Giaka became a US asset after claiming he had information about Libyan involvement with terrorism while working as an assistant to the station manager of Libyan Arab Airlines (LAA) in Malta.

Explaining the key importance of his cables, Mr Holt said: "I handled Abdul-Majid Giaka in 1989 for a whole year during which he never mentioned Libyan involvement in the bombing.

"My cables showed he was a car mechanic who was placed by Libyan Intelligence as Malta Airport office manager with Libyan Arab Airlines and had very little information about anything to do with bombs – or Lockerbie.

"He felt humiliated by Megrahi, who was an official with the Libyan Intelligence Service. 'I was treated,' he said, 'like a dog when Megrahi came to the office.'  

"That's all reported in my cables, so the CIA knew Giaka had a grudge against Megrahi.

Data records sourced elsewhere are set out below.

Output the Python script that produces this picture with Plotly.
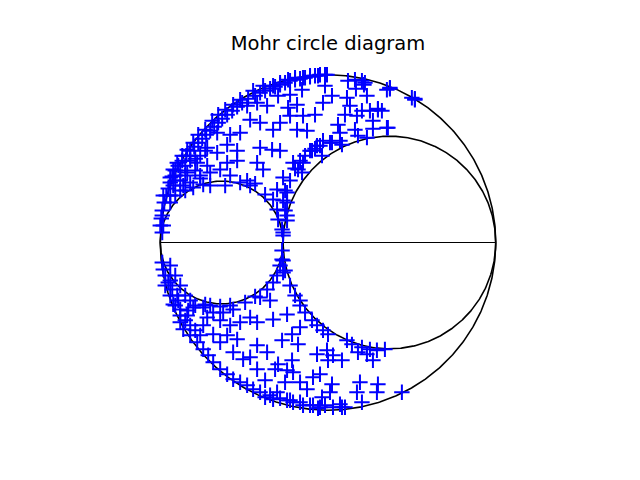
import numpy as np
import plotly.graph_objects as go

# principal stresses (arbitrary units)
principal = [336, 123, 0]

# normal stress / shear stress of sampled stress states
sigma_n = [
    105,110,115,120,125,130,135,140,145,150,155,160,165,95,100,88,82,77,72,67,62,58,54,50,46,42,38,34,30,26,22,18,15,12,10,8,6,4,2,1,3,
    188,202,204,230,252,255,196,218,213,202,
    167,158,150,143,135,128,120,113,195,205,227,165,142,130,118,172,187,207,163,190,137,128,218,210,155,143,185,197,130,120,113,213,178,147,137,195,227,180,207,198,172,163,157,182,152,145,162,143,133,142,123,120,112,138,
    103,93,80,73,65,58,52,45,38,33,27,22,17,13,10,87,97,107,100,90,80,70,57,67,77,57,47,77,67,60,70,47,37,30,100,97,103,87,27,40,
    3,10,2,0,2,2,3,5,8,12,17,13,23,33,43,90,105,113,117,118,122,123,122,120,117,113,107,100,123,127,117,127,127,
    13,20,23,30,37,43,48,53,60,67,73,80,87,93,100,105,33,43,53,63,73,47,60,43,70,80,90,97,53,67,77,60,73,83,97,90,97,107,105,27,20,
    140,145,152,157,163,168,187,192,202,210,217,225,198,207,213,127,113,140,132,122,138,157,167,173,182,168,132,118,115,127,133,160,153,125,140,147,172,170,200,197,218,217,117,127,133,143,153,160,173,182,202,162,113,
    242,230,255,222,228,
    123,125,127,123,130,135,140,150,155,160,170,180,125,122,123,125,130,135,140,
    110,120,130,140,150,158,165,185,180,
    15,25,35,20,10,50,65,80,95,
    10,15,20,25,30,35,45,50,60,70,85,95,110,
    15,20,25,30,35,40,45,20,30,40,50,25,15,
    5,10,15,20,25,30,35,40,18,28,10,
]
tau = [
    152,154,156,158,160,162,163,164,165,166,167,168,168,147,150,144,140,136,132,128,124,120,116,112,108,104,100,96,92,87,82,77,72,66,60,54,47,40,32,24,17,
    162,162,158,154,145,144,154,134,114,132,
    168,167,167,165,165,163,160,157,163,160,153,157,153,148,147,147,145,147,140,137,138,135,133,132,128,127,128,127,127,120,113,122,118,112,113,113,115,110,105,107,100,102,97,98,92,87,87,80,80,70,65,92,93,73,
    157,152,143,138,133,128,122,113,108,100,93,87,80,73,65,137,140,137,120,123,110,108,110,98,92,90,95,82,80,73,67,77,80,87,95,80,73,62,70,67,
    47,40,27,17,10,-20,-27,-33,-40,-47,-53,57,57,55,58,57,48,43,33,23,13,7,-17,-23,-33,-40,-47,-55,-30,50,53,40,27,
    -62,-80,-87,-93,-100,-107,-113,-120,-127,-132,-137,-140,-143,-147,-150,-155,-65,-65,-70,-70,-67,-75,-78,-83,-83,-80,-75,-80,-92,-93,-97,-100,-110,-117,-103,-115,-127,-110,-138,-73,-67,
    -63,-70,-78,-83,-88,-92,-98,-102,-105,-107,-108,-107,-110,-112,-118,-72,-77,-85,-92,-98,-102,-112,-108,-113,-118,-118,-118,-122,-127,-128,-130,-132,-135,-140,-140,-147,-142,-150,-140,-150,-142,-150,-150,-158,-160,-163,-163,-165,-165,-165,-160,-155,-157,
    -150,155,143,132,115,
    42,32,22,10,62,74,82,92,94,97,100,102,52,-8,-18,-28,-43,-53,-58,
    -153,-156,-158,-160,-163,-166,-163,-165,-162,
    62,67,72,52,47,57,57,60,59,
    -23,-33,-43,-53,-58,-63,-62,-63,-64,-63,-60,-54,-58,
    67,72,77,82,84,87,92,62,60,64,70,52,47,
    -43,-53,-63,-73,-78,-83,-88,-93,-58,-68,-38,
]

fig = go.Figure()

s1, s2, s3 = principal
theta = np.linspace(0, 2 * np.pi, 721)
for a, b in [(s3, s1), (s3, s2), (s2, s1)]:
    c = (a + b) / 2
    r = (b - a) / 2
    fig.add_trace(go.Scatter(x=c + r * np.cos(theta), y=r * np.sin(theta), mode="lines",
                             line=dict(color="black", width=1.6), hoverinfo="skip", showlegend=False))
fig.add_trace(go.Scatter(x=[s3, s1], y=[0, 0], mode="lines",
                         line=dict(color="black", width=1), showlegend=False))

fig.add_trace(go.Scatter(x=sigma_n, y=tau, mode="markers",
                         marker=dict(symbol="cross-thin", size=11, color="#0000ff",
                                     line=dict(color="#0000ff", width=2)),
                         showlegend=False))

cx = (s1 + s3) / 2
half_h = (s1 - s3) / 2 * 1.1
half_w = half_h * 496 / 369
fig.update_layout(
    width=640, height=480,
    margin=dict(l=80, r=64, t=58, b=53),
    paper_bgcolor="white", plot_bgcolor="white",
    title=dict(text="Mohr circle diagram", x=0.5, xref="paper", xanchor="center",
               y=1 - 43 / 480, yref="container", yanchor="middle",
               font=dict(family="DejaVu Sans", size=19.5, color="black")),
    xaxis=dict(range=[cx - half_w, cx + half_w], visible=False),
    yaxis=dict(range=[-half_h, half_h], visible=False),
)
fig.write_html("out.html", config={"displayModeBar": False},
               post_script="document.body.style.margin='0';")
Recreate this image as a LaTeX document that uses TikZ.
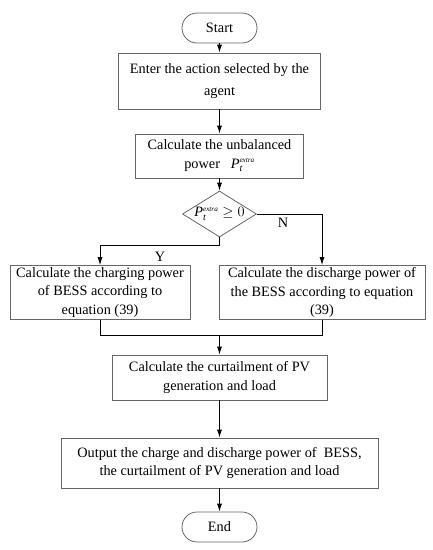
\documentclass[tikz,border=0pt]{standalone}
\usepackage{amsmath}
\usepackage{fontspec}
\setmainfont{Liberation Serif}
\usetikzlibrary{arrows.meta,positioning,shapes.geometric}
\newcommand{\Pextra}{\textit{P}_{\textit{t}}^{\scriptscriptstyle\textit{extra}}}

\begin{document}
\begin{tikzpicture}[>={Latex[length=8pt,width=5pt]},on grid,line width=0.8pt,
		font=\fontsize{14.3pt}{18.5pt}\selectfont,
		box/.style={draw=black!60,rectangle,align=center,inner sep=2pt},
		term/.style={draw=black!60,rectangle,rounded corners=15pt,minimum width=75pt,minimum height=30pt},
		test/.style={draw=black!60,diamond,aspect=1.6,inner sep=-2pt,minimum width=74pt,minimum height=46pt}]
		\useasboundingbox (0,0) rectangle (433pt,-550pt);
		\node[term]         (S)     at (219.5pt,-28pt) {Start};
		\node[box,minimum width=202pt,minimum height=56pt] (B_1) [below=53pt of S] {Enter the action selected by the\\[3pt]agent};
		\node[box,minimum width=168pt,minimum height=44pt] (B_2) [below=75pt of B_1] {Calculate the unbalanced\\power\ \ \ $\Pextra$};
		\node[test]         (D)     [below=58pt of B_2] {$\Pextra\geq 0$};
		\node[box,minimum width=180pt,minimum height=51pt] (B_3) [below left=78.5pt and 119.5pt of D] {Calculate the charging power\\of BESS according to\\equation (39)};
		\node[box,minimum width=206pt,minimum height=51pt] (B_4) [below right=78.5pt and 102.5pt of D] {Calculate the discharge power of\\the BESS according to equation\\(39)};
		\node[box,minimum width=215pt,minimum height=45pt] (B_5) [below=163.5pt of D] {Calculate the curtailment of PV\\generation and load};
		\node[box,minimum width=317pt,minimum height=50pt] (B_6) [below=85.5pt of B_5] {Output the charge and discharge power of \ BESS,\\the curtailment of PV generation and load};
		\node[term]         (E)     [below=64pt of B_6] {End};
		
		\draw[->] (S) -- (B_1);
		\draw[->] (B_1) -- (B_2);
		\draw[->] (B_2) -- (D);
		\draw[->] (D.south) -- ++(0,-8pt) -| (B_3.north);
		\draw[->] (D.east) -| (B_4.north);
		\node (Y) at (160pt,-257pt) {Y};
		\node (N) at (283pt,-223pt) {N};
		
		% merge of both branches
		\path (B_3.south) ++(0,-16pt) coordinate (L);
		\draw (B_3.south) -- (L) -| (B_4.south);
		\draw[->] (L -| B_5.north) -- (B_5.north);
		\draw[->] (B_5) -- (B_6);
		\draw[->] (B_6) -- (E);
	\end{tikzpicture}
\end{document}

"Every time I met Giaka, which was each month or two, I would also ask him if he had any information at all about the Pan-Am bombing. All of us CIA and FBI field officers were asked by the CIA to keep pressing our assets for any answers or clues.  His answer was always: No.

“I expressed my opinion to the FBI that Giaka was nothing more than a wannabe who was not a real Intel Officer for the Libyans. He had no information re Lockerbie, and I told the CIA all this in comments I made in my cables. He went back to Libya at the end of 1989 and I moved on to another assignment.  

"In 1991 Giaka told the CIA that he had been exposed and the Libyans would kill him. When he was told he was useless to our intelligence services [the CIA and FBI], he began making up stories.

"It was only when he needed desperately to get some financial and logistical support from the US to flee Libya in 1991 that he started telling the CIA things relevant to the PanAm-103 bombings – like hearing Megrahi and another man talking about a plan to bomb an American airliner." (...)

Mr Holt alleges he first realised there was an effort to distort the realities when called into the office of the CIA director George Tenet.  

There, his description of Giaka was not included in the initial presentation of evidence to the trial. Later, summoned a second time to the director's office, his cables were thrust in front of him by FBI agents and he claims he was told to sign that they were written by him. He says no explanation was given. These were eventually released to the trial by the CIA, with some 'redaction', in 2000.

"Operational cables that I wrote did not get sent to the original trial," he revealed. "They were withheld by the CIA and the FBI, who – even when my cables did emerge – declined to let me give evidence to the Scottish court hearing, held in Camp Zeist near Utrecht.  

"We now all need to admit we got the wrong man, and focus on the real culprits."

After 24 years of distinguished service with the CIA, Mr Holt has had deep concerns about speaking out. He has chosen his words with great caution, anxious to avoid accusations that he has leaked any secrets that could compromise his former agency.

"I'm speaking out now, after a lifetime of silence. But I feel deeply frustrated and I want justice to be done," he said.

Mr Holt believes intelligence services worldwide already have enough evidence to pinpoint the Lockerbie perpetrators.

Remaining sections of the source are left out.